**PROBLEM REQUIREMENTS:**
Filter the data for lines with the word "that", then copy every line so identified.

··· INPUT FOR THIS TASK ···

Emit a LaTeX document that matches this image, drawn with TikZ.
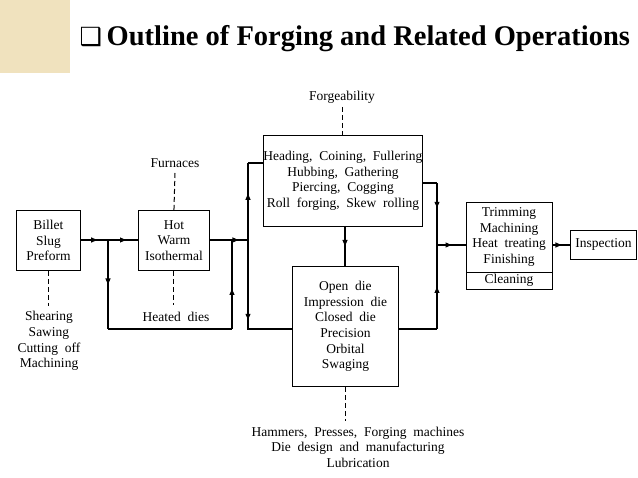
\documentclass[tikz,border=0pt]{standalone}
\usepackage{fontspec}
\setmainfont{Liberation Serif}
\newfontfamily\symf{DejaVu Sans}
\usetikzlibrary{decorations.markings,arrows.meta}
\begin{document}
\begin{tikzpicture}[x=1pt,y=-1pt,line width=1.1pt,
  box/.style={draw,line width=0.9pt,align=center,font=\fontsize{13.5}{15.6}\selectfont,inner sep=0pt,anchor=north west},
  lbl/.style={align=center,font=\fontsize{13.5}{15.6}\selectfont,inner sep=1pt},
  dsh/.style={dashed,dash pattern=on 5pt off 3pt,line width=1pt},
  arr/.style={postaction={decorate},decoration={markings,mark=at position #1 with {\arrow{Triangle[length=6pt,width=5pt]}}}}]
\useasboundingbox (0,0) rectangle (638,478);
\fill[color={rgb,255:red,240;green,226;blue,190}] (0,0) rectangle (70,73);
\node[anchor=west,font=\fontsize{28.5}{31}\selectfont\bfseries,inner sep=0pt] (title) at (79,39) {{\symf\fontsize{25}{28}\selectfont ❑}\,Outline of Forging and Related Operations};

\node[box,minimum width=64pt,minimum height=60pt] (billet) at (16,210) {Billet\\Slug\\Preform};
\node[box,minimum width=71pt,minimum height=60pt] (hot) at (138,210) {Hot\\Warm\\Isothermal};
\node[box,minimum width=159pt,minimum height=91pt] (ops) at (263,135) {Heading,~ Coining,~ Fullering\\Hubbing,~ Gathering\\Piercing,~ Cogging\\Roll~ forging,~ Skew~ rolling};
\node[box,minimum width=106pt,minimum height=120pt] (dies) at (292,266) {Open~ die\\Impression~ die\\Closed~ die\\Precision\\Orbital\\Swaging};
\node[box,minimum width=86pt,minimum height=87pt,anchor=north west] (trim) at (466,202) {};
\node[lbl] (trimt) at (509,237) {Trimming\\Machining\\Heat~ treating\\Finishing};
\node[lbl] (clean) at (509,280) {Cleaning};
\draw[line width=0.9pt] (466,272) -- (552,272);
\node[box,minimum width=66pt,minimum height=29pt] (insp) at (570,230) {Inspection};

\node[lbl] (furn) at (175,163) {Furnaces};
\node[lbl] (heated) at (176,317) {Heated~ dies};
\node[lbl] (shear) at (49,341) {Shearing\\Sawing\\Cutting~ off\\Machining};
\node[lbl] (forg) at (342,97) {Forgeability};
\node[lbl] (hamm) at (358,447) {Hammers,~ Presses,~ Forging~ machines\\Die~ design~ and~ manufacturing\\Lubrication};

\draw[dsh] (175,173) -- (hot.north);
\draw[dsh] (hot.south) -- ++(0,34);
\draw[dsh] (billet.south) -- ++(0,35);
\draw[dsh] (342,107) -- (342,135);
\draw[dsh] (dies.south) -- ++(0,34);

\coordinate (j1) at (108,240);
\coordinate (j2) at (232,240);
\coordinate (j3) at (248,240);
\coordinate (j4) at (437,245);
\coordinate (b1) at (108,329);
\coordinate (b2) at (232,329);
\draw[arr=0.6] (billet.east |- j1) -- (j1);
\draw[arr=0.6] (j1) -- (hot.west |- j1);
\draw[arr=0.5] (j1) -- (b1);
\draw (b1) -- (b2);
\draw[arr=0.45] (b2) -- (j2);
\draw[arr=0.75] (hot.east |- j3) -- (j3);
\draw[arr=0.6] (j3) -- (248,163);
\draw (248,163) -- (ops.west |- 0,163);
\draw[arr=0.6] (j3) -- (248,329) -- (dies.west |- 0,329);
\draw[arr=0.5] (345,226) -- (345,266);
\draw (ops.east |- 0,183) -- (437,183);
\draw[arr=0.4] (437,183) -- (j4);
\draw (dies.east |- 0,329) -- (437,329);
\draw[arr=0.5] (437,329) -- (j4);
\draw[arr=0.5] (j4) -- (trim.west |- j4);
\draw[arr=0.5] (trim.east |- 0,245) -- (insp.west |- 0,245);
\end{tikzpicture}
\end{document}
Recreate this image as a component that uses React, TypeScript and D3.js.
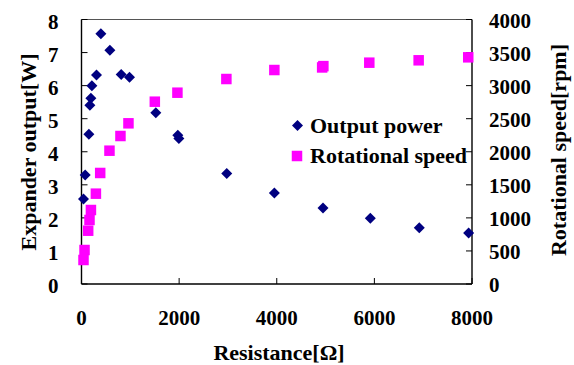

···

**RESULT OF THIS TASK:**
Emit a LaTeX document that matches this image, drawn with TikZ.
Recreate this image as a component that uses React, TypeScript and D3.js.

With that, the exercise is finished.